[Source code of charts]
----------

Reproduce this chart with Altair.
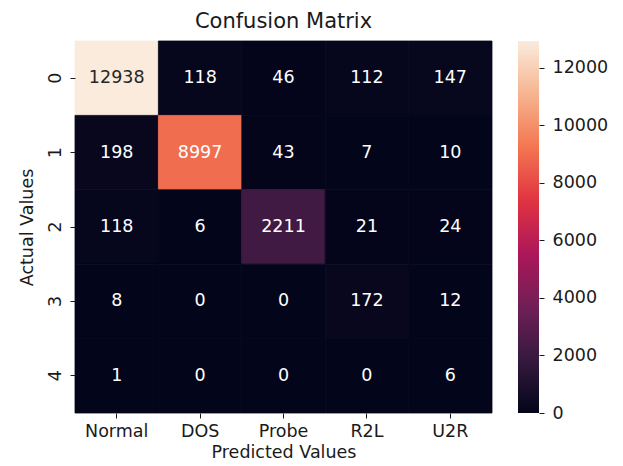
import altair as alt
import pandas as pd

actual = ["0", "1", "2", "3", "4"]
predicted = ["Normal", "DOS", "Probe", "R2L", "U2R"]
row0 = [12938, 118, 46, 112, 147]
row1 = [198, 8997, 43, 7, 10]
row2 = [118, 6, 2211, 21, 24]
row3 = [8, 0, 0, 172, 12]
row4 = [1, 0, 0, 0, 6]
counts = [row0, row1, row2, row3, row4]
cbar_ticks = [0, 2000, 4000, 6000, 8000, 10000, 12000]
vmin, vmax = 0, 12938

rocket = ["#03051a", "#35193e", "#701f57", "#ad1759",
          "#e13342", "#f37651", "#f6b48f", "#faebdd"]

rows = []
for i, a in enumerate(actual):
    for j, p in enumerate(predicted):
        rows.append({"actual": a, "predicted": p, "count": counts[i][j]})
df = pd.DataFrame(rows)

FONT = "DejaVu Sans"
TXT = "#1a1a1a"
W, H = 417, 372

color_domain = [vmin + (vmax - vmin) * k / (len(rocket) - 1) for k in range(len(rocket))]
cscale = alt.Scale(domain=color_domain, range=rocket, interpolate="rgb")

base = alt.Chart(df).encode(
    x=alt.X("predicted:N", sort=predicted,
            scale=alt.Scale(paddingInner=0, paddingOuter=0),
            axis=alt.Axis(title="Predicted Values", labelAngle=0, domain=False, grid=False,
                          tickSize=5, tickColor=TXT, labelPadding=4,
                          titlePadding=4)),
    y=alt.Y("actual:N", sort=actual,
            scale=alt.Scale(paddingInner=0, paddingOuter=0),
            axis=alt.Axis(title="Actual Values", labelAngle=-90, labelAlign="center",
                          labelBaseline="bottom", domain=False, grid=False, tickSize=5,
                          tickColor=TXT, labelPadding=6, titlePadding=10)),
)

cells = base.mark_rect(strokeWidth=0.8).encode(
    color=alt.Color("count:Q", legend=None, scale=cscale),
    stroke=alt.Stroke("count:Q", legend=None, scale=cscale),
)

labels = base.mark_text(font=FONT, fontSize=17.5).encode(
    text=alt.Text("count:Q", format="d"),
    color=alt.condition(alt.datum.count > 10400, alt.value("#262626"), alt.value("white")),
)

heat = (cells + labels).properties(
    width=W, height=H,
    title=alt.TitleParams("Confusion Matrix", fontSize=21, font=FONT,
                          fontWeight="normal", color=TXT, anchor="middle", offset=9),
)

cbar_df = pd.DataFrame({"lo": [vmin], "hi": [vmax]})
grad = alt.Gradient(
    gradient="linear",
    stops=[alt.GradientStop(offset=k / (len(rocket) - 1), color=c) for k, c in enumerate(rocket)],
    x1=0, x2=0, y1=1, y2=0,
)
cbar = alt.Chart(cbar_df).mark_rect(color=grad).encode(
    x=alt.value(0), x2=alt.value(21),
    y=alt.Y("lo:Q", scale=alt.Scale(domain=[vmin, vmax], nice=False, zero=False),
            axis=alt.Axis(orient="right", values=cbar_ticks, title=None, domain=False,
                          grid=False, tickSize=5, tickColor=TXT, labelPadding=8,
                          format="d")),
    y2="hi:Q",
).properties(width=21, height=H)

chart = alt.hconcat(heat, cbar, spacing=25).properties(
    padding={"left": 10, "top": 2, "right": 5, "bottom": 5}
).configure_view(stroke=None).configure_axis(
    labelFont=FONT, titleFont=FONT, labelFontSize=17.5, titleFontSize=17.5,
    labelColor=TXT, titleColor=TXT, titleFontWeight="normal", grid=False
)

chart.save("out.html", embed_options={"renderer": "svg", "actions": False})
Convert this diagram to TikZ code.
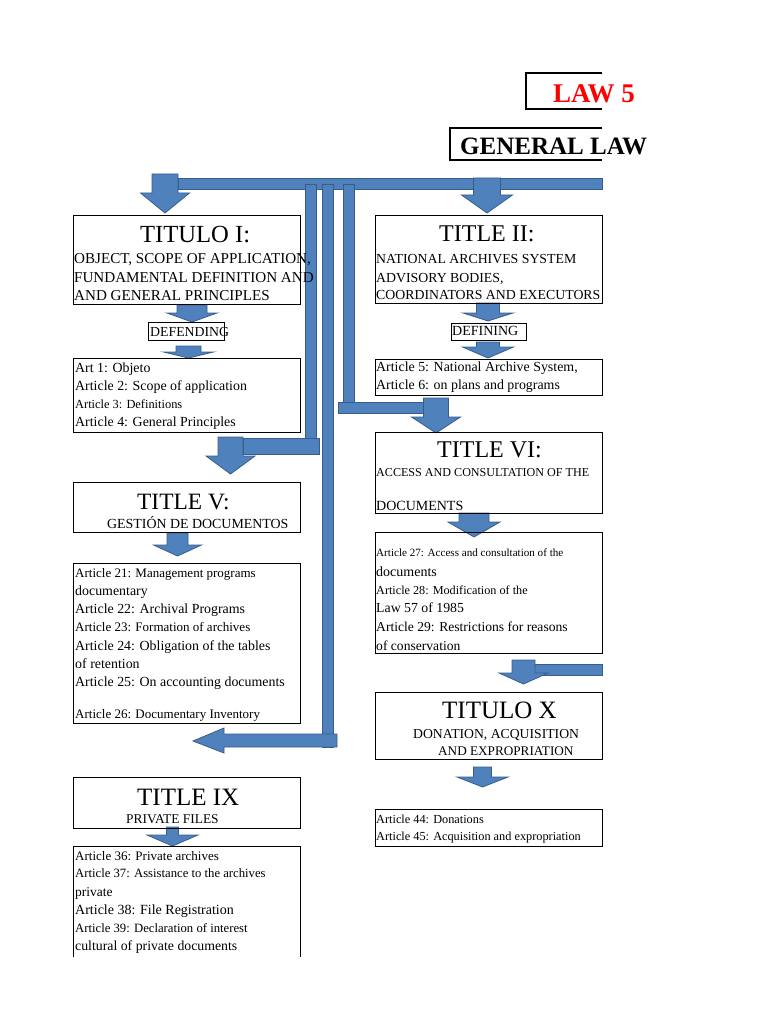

----------

▸ **What you should do**
Write out again every line above exactly as given; the pictures do not belong in the copy.

▸ **Answer to the problem**
Reproduce this chart with Altair.
import altair as alt
import pandas as pd

actual = ["0", "1", "2", "3", "4"]
predicted = ["Normal", "DOS", "Probe", "R2L", "U2R"]
row0 = [12938, 118, 46, 112, 147]
row1 = [198, 8997, 43, 7, 10]
row2 = [118, 6, 2211, 21, 24]
row3 = [8, 0, 0, 172, 12]
row4 = [1, 0, 0, 0, 6]
counts = [row0, row1, row2, row3, row4]
cbar_ticks = [0, 2000, 4000, 6000, 8000, 10000, 12000]
vmin, vmax = 0, 12938

rocket = ["#03051a", "#35193e", "#701f57", "#ad1759",
          "#e13342", "#f37651", "#f6b48f", "#faebdd"]

rows = []
for i, a in enumerate(actual):
    for j, p in enumerate(predicted):
        rows.append({"actual": a, "predicted": p, "count": counts[i][j]})
df = pd.DataFrame(rows)

FONT = "DejaVu Sans"
TXT = "#1a1a1a"
W, H = 417, 372

color_domain = [vmin + (vmax - vmin) * k / (len(rocket) - 1) for k in range(len(rocket))]
cscale = alt.Scale(domain=color_domain, range=rocket, interpolate="rgb")

base = alt.Chart(df).encode(
    x=alt.X("predicted:N", sort=predicted,
            scale=alt.Scale(paddingInner=0, paddingOuter=0),
            axis=alt.Axis(title="Predicted Values", labelAngle=0, domain=False, grid=False,
                          tickSize=5, tickColor=TXT, labelPadding=4,
                          titlePadding=4)),
    y=alt.Y("actual:N", sort=actual,
            scale=alt.Scale(paddingInner=0, paddingOuter=0),
            axis=alt.Axis(title="Actual Values", labelAngle=-90, labelAlign="center",
                          labelBaseline="bottom", domain=False, grid=False, tickSize=5,
                          tickColor=TXT, labelPadding=6, titlePadding=10)),
)

cells = base.mark_rect(strokeWidth=0.8).encode(
    color=alt.Color("count:Q", legend=None, scale=cscale),
    stroke=alt.Stroke("count:Q", legend=None, scale=cscale),
)

labels = base.mark_text(font=FONT, fontSize=17.5).encode(
    text=alt.Text("count:Q", format="d"),
    color=alt.condition(alt.datum.count > 10400, alt.value("#262626"), alt.value("white")),
)

heat = (cells + labels).properties(
    width=W, height=H,
    title=alt.TitleParams("Confusion Matrix", fontSize=21, font=FONT,
                          fontWeight="normal", color=TXT, anchor="middle", offset=9),
)

cbar_df = pd.DataFrame({"lo": [vmin], "hi": [vmax]})
grad = alt.Gradient(
    gradient="linear",
    stops=[alt.GradientStop(offset=k / (len(rocket) - 1), color=c) for k, c in enumerate(rocket)],
    x1=0, x2=0, y1=1, y2=0,
)
cbar = alt.Chart(cbar_df).mark_rect(color=grad).encode(
    x=alt.value(0), x2=alt.value(21),
    y=alt.Y("lo:Q", scale=alt.Scale(domain=[vmin, vmax], nice=False, zero=False),
            axis=alt.Axis(orient="right", values=cbar_ticks, title=None, domain=False,
                          grid=False, tickSize=5, tickColor=TXT, labelPadding=8,
                          format="d")),
    y2="hi:Q",
).properties(width=21, height=H)

chart = alt.hconcat(heat, cbar, spacing=25).properties(
    padding={"left": 10, "top": 2, "right": 5, "bottom": 5}
).configure_view(stroke=None).configure_axis(
    labelFont=FONT, titleFont=FONT, labelFontSize=17.5, titleFontSize=17.5,
    labelColor=TXT, titleColor=TXT, titleFontWeight="normal", grid=False
)

chart.save("out.html", embed_options={"renderer": "svg", "actions": False})
Convert this diagram to TikZ code.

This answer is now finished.